* **Required work**
Set out every line bearing the string "matplotlib".

* **Information shown**
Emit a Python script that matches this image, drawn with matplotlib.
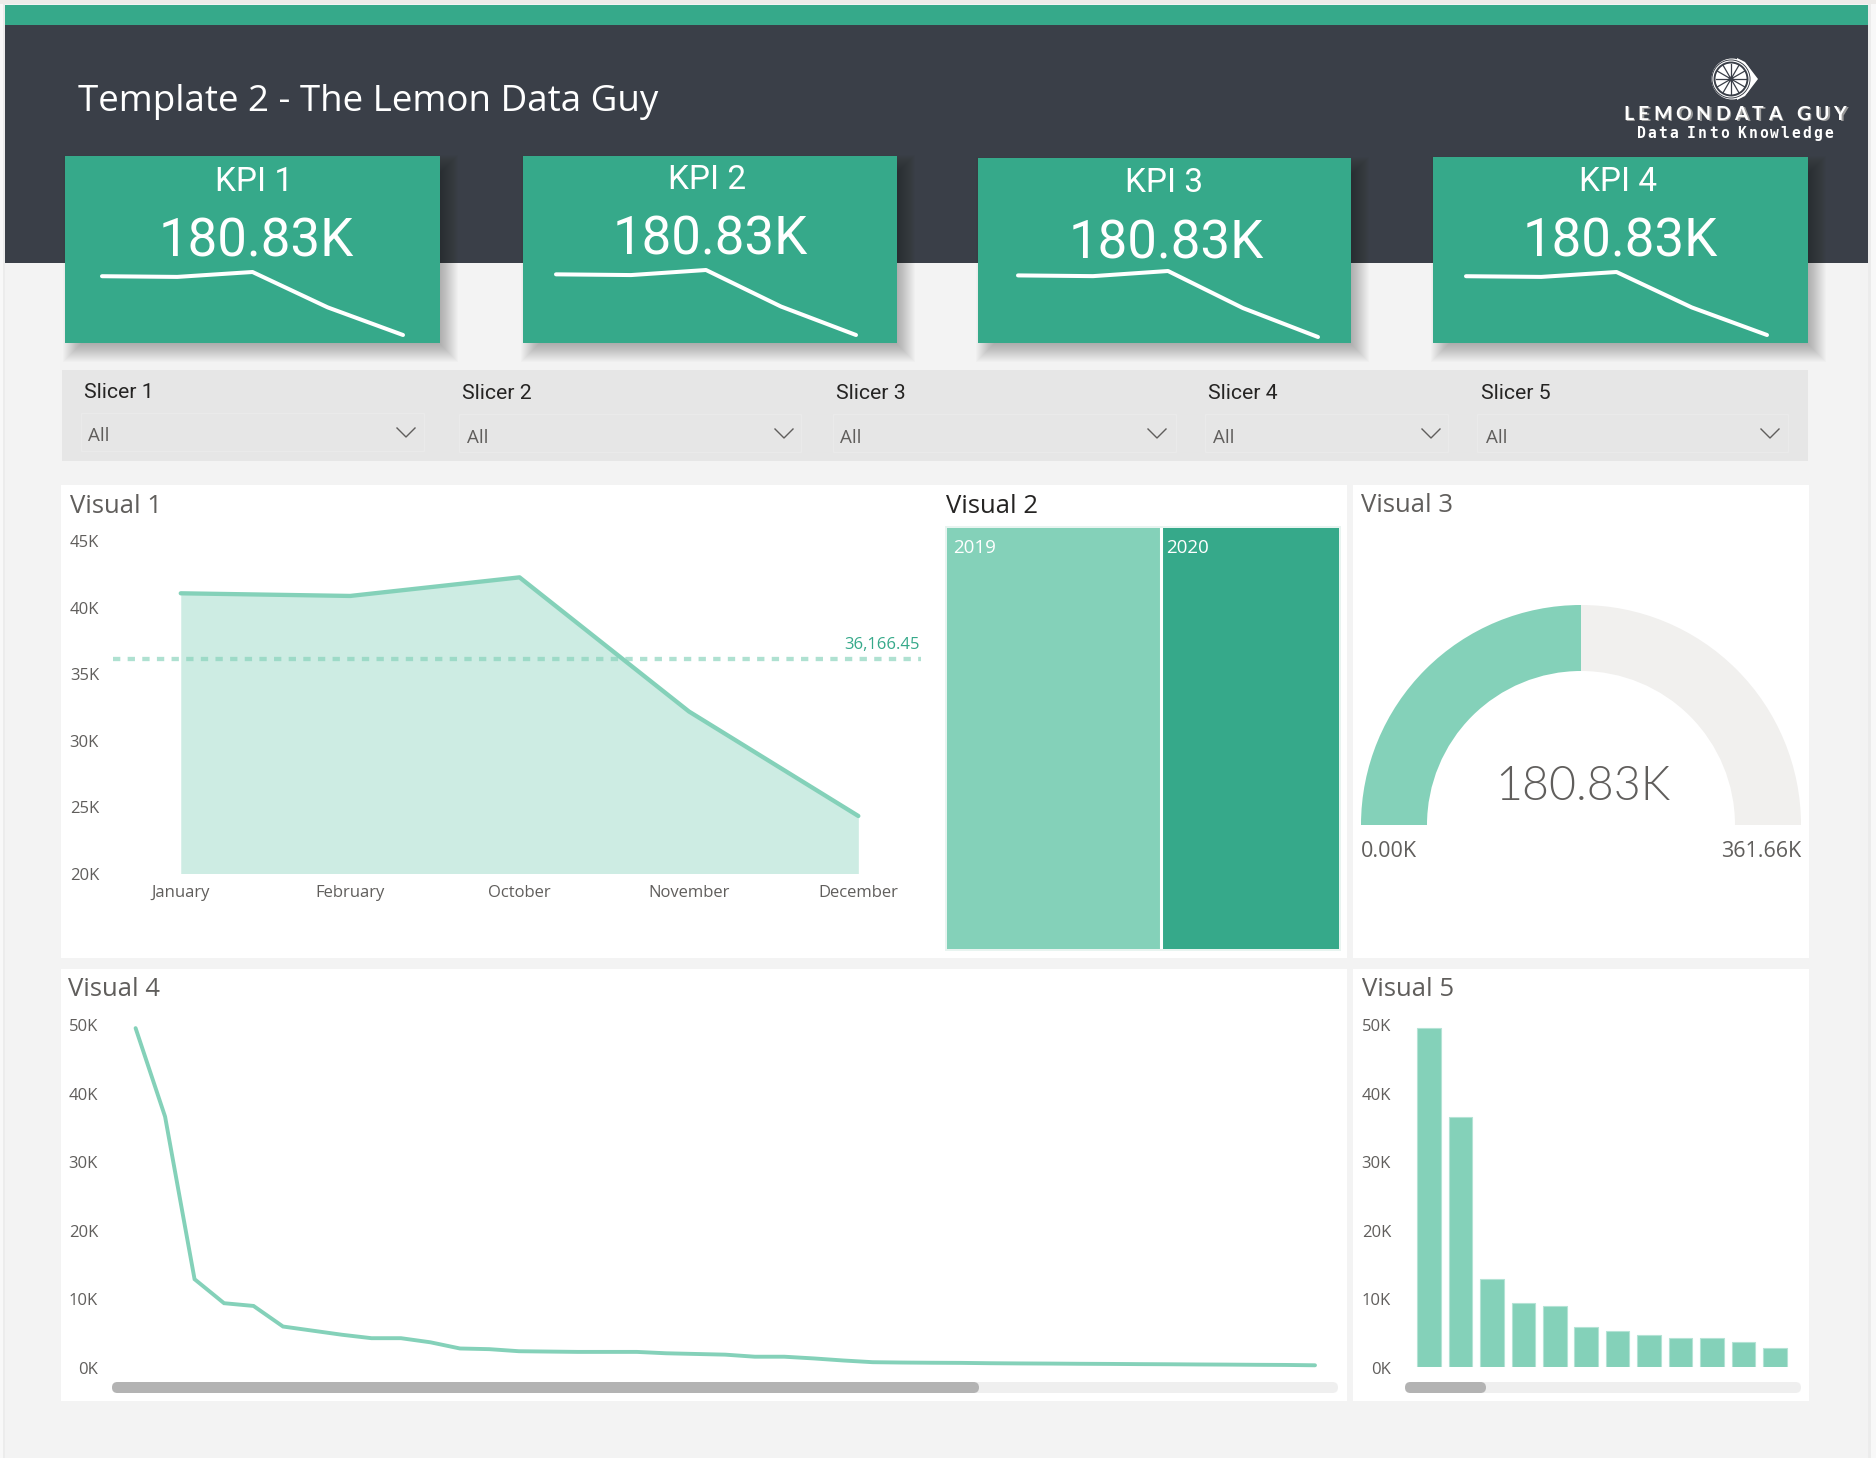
"""Template 2 dashboard - rebuilt with matplotlib, laid out in pixel coords."""
import numpy as np
import matplotlib
matplotlib.use("Agg")
import matplotlib.pyplot as plt
from matplotlib.patches import Rectangle, FancyBboxPatch, Wedge, Circle, Polygon
from matplotlib.transforms import ScaledTranslation

W, H = 1876, 1458
GREEN = "#36A98A"
DARK = "#3A3F48"
LIGHT = "#84D1B9"
FILL = "#CDECE3"
PAGE = "#F3F3F3"
GREY_TXT = "#605E5C"
BLACK_TXT = "#252423"
UI = "Open Sans"
KPI_FONT = "Roboto"

# ---- data (all in thousands unless noted) ----
months = ["January", "February", "October", "November", "December"]
month_vals = [41.1, 40.9, 42.3, 32.2, 24.33]
avg_line = 36.16645
avg_label = "36,166.45"

year_names = ["2019", "2020"]
year_vals = [98.7, 82.13]

gauge_value = 180.83
gauge_max = 361.66
gauge_label = "180.83K"
gauge_min_label = "0.00K"
gauge_max_label = "361.66K"

ranked_vals = [49.4, 36.5, 12.8, 9.3, 8.9, 5.9, 5.3, 4.7, 4.2, 4.2, 3.6, 2.7,
               2.6, 2.3, 2.25, 2.2, 2.2, 2.2, 2.0, 1.9, 1.8, 1.5, 1.5, 1.25,
               0.95, 0.7, 0.65, 0.62, 0.6, 0.55, 0.52, 0.5, 0.47, 0.45, 0.42,
               0.4, 0.37, 0.35, 0.32, 0.3, 0.25]
bar_vals = ranked_vals[:12]

v1_ticks = [20, 25, 30, 35, 40, 45]
v45_ticks = [0, 10, 20, 30, 40, 50]

kpi_names = ["KPI 1", "KPI 2", "KPI 3", "KPI 4"]
kpi_value = "180.83K"
slicer_names = ["Slicer 1", "Slicer 2", "Slicer 3", "Slicer 4", "Slicer 5"]

fig = plt.figure(figsize=(W / 100, H / 100), dpi=100, facecolor="#F8F8F8")

# full-figure axes in pixels, y going down
bg = fig.add_axes([0, 0, 1, 1])
bg.set_xlim(0, W)
bg.set_ylim(H, 0)
bg.axis("off")


def rect(x0, y0, x1, y1, color, z=1, **kw):
    bg.add_patch(Rectangle((x0, y0), x1 - x0, y1 - y0, fc=color, ec="none", zorder=z, **kw))


def txt(x, y, s, size, color, ha="left", family=UI, weight="normal", z=6):
    return bg.text(x, y, s, fontsize=size, color=color, ha=ha, va="baseline",
                   family=family, weight=weight, zorder=z)


def px_axes(x0, y0, x1, y1):
    ax = fig.add_axes([x0 / W, 1 - y1 / H, (x1 - x0) / W, (y1 - y0) / H], zorder=5)
    ax.patch.set_alpha(0)
    for s in ax.spines.values():
        s.set_visible(False)
    return ax


def pill(x0, x1, y0, y1, color, z=4):
    r = (y1 - y0) / 2
    bg.add_patch(FancyBboxPatch((x0 + r, y0 + r), x1 - x0 - 2 * r, 0.01,
                                boxstyle=f"round,pad={r - 0.01}", fc=color, ec="none", zorder=z))


def spaced(s, x0, x1, y, size, family, shadow=None):
    # letters one by one, tracking chosen so the string fills x0..x1
    rend = fig.canvas.get_renderer()
    items = [bg.text(0, y, ch, fontsize=size, color="white", ha="left", va="baseline",
                     family=family, weight="bold", zorder=6) for ch in s]
    widths = []
    for ch, t in zip(s, items):
        widths.append(size * 0.45 if ch == " " else t.get_window_extent(rend).width)
    gap = (x1 - x0 - sum(widths)) / (len(s) - 1)
    x = x0
    for ch, t, w in zip(s, items, widths):
        t.set_x(x)
        if shadow and ch != " ":
            bg.text(x + 1.6, y + 0.6, ch, fontsize=size, color=shadow, ha="left", va="baseline",
                    family=family, weight="bold", zorder=5)
        x += w + gap


# page frame
rect(5, 4, 1868, H, PAGE, z=0)
rect(0, 0, W, 4, "#EDEBE9", z=0)
rect(3, 4, 5, H, "#ECECEC", z=0)
rect(1868, 4, 1871, H, "#ECECEC", z=0)
rect(5, 5, 1868, 25, GREEN)
rect(5, 25, 1868, 263, DARK)

txt(78, 111, "Template 2 - The Lemon Data Guy", 26.5, "white")

# logo
lx, ly = 1731, 79
bg.add_patch(Polygon([(lx + 6, ly - 21), (lx + 14, ly - 17), (lx + 27, ly), (lx + 14, ly + 17), (lx + 6, ly + 21)],
                     fc="white", ec="none", zorder=3))
bg.add_patch(Circle((lx + 1, ly), 20.5, fc="white", ec="none", zorder=3))
bg.add_patch(Circle((lx, ly), 19.5, fc=DARK, ec="none", zorder=3))
bg.add_patch(Circle((lx, ly), 18, fc="none", ec="white", lw=0.8, zorder=3))
bg.add_patch(Circle((lx, ly), 15.5, fc="white", ec="none", zorder=3))
for a in np.arange(0, 2 * np.pi, np.pi / 6):
    bg.plot([lx, lx + 15.5 * np.cos(a)], [ly, ly + 15.5 * np.sin(a)], color=DARK, lw=0.9, zorder=3)
bg.add_patch(Circle((lx, ly), 2.5, fc=DARK, ec="none", zorder=3))

spaced("LEMONDATA GUY", 1623, 1846, 120, 14, "Lato", shadow="#9A9A9A")
spaced("Data Into Knowledge", 1637, 1833, 138, 10.5, "DejaVu Sans Mono")

# KPI cards
kpi_boxes = [(65, 156, 440, 343), (523, 156, 897, 343), (978, 158, 1351, 343), (1433, 157, 1808, 343)]
kpi_label_pos = [(254, 190.5), (707, 189), (1164, 192), (1618, 190.5)]
kpi_value_pos = [(256.5, 256), (710, 254), (1166.5, 258), (1620, 256)]
spark_boxes = [(102, 272, 403, 335), (556, 270, 856, 335), (1018, 271, 1318, 337), (1466, 272, 1767, 335)]

for (x0, y0, x1, y1), name, lp, vp, sb in zip(kpi_boxes, kpi_names, kpi_label_pos, kpi_value_pos, spark_boxes):
    for grow in range(-10, 11):
        rect(x0 + 8 - grow, y0 + 9 - grow, x1 + 8 + grow, y1 + 9 + grow, "black", z=1.5, alpha=0.015)
    rect(x0, y0, x1, y1, GREEN, z=2)
    txt(lp[0], lp[1], name, 24, "white", ha="center", family=KPI_FONT)
    txt(vp[0], vp[1], kpi_value, 38, "white", ha="center", family=KPI_FONT)
    sp = px_axes(*sb)
    sp.plot(range(len(month_vals)), month_vals, color="white", lw=2.9, solid_capstyle="round", clip_on=False)
    sp.set_xlim(0, len(month_vals) - 1)
    sp.set_ylim(min(month_vals), max(month_vals))
    sp.axis("off")

# slicers
rect(62, 370, 1808, 461, "#E6E6E6")
slicer_label_x = [84, 462, 836, 1208, 1481]
slicer_label_y = [398, 399, 399, 399, 399]
drop_x = [(81, 424), (459, 801), (833, 1176), (1205, 1448), (1477, 1788)]
drop_y = [(413, 451), (414, 452), (414, 452), (414, 452), (414, 452)]
chev_x = [406, 784, 1157, 1431, 1770]
all_x = [88.5, 467, 840.5, 1213, 1486]
all_y = [441, 443, 443, 443, 443]
for i, name in enumerate(slicer_names):
    txt(slicer_label_x[i], slicer_label_y[i], name, 15.3, BLACK_TXT, family=KPI_FONT)
    d0, d1 = drop_x[i]
    t0, t1 = drop_y[i]
    bg.add_patch(Rectangle((d0, t0), d1 - d0, t1 - t0, fc="#E6E6E6", ec="#EAEAEA", lw=1, zorder=2))
    txt(all_x[i], all_y[i], "All", 13.5, GREY_TXT)
    cx, cy = chev_x[i], (t0 + t1) / 2
    bg.plot([cx - 9, cx, cx + 9], [cy - 4, cy + 5, cy - 4], color=GREY_TXT, lw=1.0, zorder=6)

# white panels
rect(61, 485, 1347, 958, "white")
rect(1353, 485, 1809, 958, "white")
rect(61, 969, 1347, 1401, "white")
rect(1353, 969, 1809, 1401, "white")

txt(70, 512.5, "Visual 1", 18.5, GREY_TXT)
txt(946, 512.5, "Visual 2", 18.5, BLACK_TXT)
txt(1361, 512, "Visual 3", 18.5, GREY_TXT)
txt(68.5, 996, "Visual 4", 18.5, GREY_TXT)
txt(1362, 996, "Visual 5", 18.5, GREY_TXT)


def style_ticks(ax, pad, nudge=0):
    ax.tick_params(length=0, labelsize=12, labelcolor=GREY_TXT, pad=pad)
    for lab in ax.get_xticklabels() + ax.get_yticklabels():
        lab.set_family(UI)
    if nudge:
        for lab in ax.get_yticklabels():
            lab.set_transform(lab.get_transform() + ScaledTranslation(0, -nudge / 100, fig.dpi_scale_trans))


# Visual 1: area with average line
ax1 = px_axes(113, 541.5, 921, 873.5)
pos = np.arange(len(months))
ax1.fill_between(pos, month_vals, 20, color=FILL, lw=0, clip_on=False)
ax1.plot(pos, month_vals, color=LIGHT, lw=3.1, solid_capstyle="round", clip_on=False)
ax1.plot([-0.4, 4.37], [avg_line, avg_line], color=LIGHT, alpha=0.65, lw=3.1, ls=(0, (1.7, 1.7)), clip_on=False)
ax1.text(4.36, avg_line + 0.75, avg_label, fontsize=12, color=GREEN, ha="right", va="baseline", family=UI)
ax1.set_xlim(-0.4, 4.37)
ax1.set_ylim(20, 45)
ax1.set_yticks(v1_ticks, [f"{t}K" for t in v1_ticks])
ax1.set_xticks(pos, months)
style_ticks(ax1, 10)
ax1.tick_params(axis="x", pad=8)

# Visual 2: treemap of the two years
ax2 = px_axes(947, 528, 1339, 949)
rect(945, 526, 1341, 951, "#E8F4F0", z=2)
left = 0
for name, val, col in zip(year_names, year_vals, [LIGHT, GREEN]):
    ax2.barh(0, val, left=left, height=1, color=col, lw=0)
    ax2.text(left + 2.6, 0.5 - 24.7 / 421, name, fontsize=13.5, color="white", ha="left", va="baseline", family=UI)
    left += val
ax2.axvline(year_vals[0], color="white", lw=2.2)
ax2.set_xlim(0, sum(year_vals))
ax2.set_ylim(-0.5, 0.5)
ax2.axis("off")

# Visual 3: gauge
ax3 = px_axes(1361, 605, 1801, 825)
ax3.set_xlim(-220, 220)
ax3.set_ylim(0, 220)
ax3.axis("off")
split = 180 - 180 * gauge_value / gauge_max
ax3.add_patch(Wedge((0, 0), 220, split, 180, width=66, fc=LIGHT, ec="none"))
ax3.add_patch(Wedge((0, 0), 220, 0, split, width=66, fc="#F1F0EE", ec="none"))
txt(1582.5, 800, gauge_label, 33.5, GREY_TXT, ha="center", family="Lato", weight=300)
txt(1361, 857, gauge_min_label, 15.5, GREY_TXT)
txt(1801, 857, gauge_max_label, 15.5, GREY_TXT, ha="right")

# Visual 4: long ranked line
ax4 = px_axes(112, 1024, 1338, 1367)
idx = np.arange(len(ranked_vals))
ax4.plot(idx, ranked_vals, color=LIGHT, lw=2.8, solid_capstyle="round", solid_joinstyle="miter", clip_on=False)
ax4.set_xlim(-0.8, 40.78)
ax4.set_ylim(0, 50)
ax4.set_xticks([])
ax4.set_yticks(v45_ticks, [f"{t}K" for t in v45_ticks])
style_ticks(ax4, 10, nudge=1)
pill(112, 1338, 1382, 1393, "#EFEFEF", z=2)
pill(112, 979, 1382, 1393, "#B3B3B3", z=3)

# Visual 5: first bars of the same ranking
ax5 = px_axes(1405, 1024, 1801, 1367)
ax5.bar(np.arange(len(bar_vals)), bar_vals, width=0.747, color=LIGHT, edgecolor="#B4E3D5", lw=0.8)
ax5.set_xlim(-0.763, 11.83)
ax5.set_ylim(0, 50)
ax5.set_xticks([])
ax5.set_yticks(v45_ticks, [f"{t}K" for t in v45_ticks])
style_ticks(ax5, 10, nudge=1)
pill(1405, 1801, 1382, 1393, "#EFEFEF", z=2)
pill(1405, 1486, 1382, 1393, "#B3B3B3", z=3)

fig.savefig("out.png", dpi=100, facecolor=fig.get_facecolor())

* **Answer to this exercise**
Emit a Python script that matches this image, drawn with matplotlib.
"""Template 2 dashboard - rebuilt with matplotlib, laid out in pixel coords."""
import matplotlib
matplotlib.use("Agg")
import matplotlib.pyplot as plt
from matplotlib.patches import Rectangle, FancyBboxPatch, Wedge, Circle, Polygon
from matplotlib.transforms import ScaledTranslation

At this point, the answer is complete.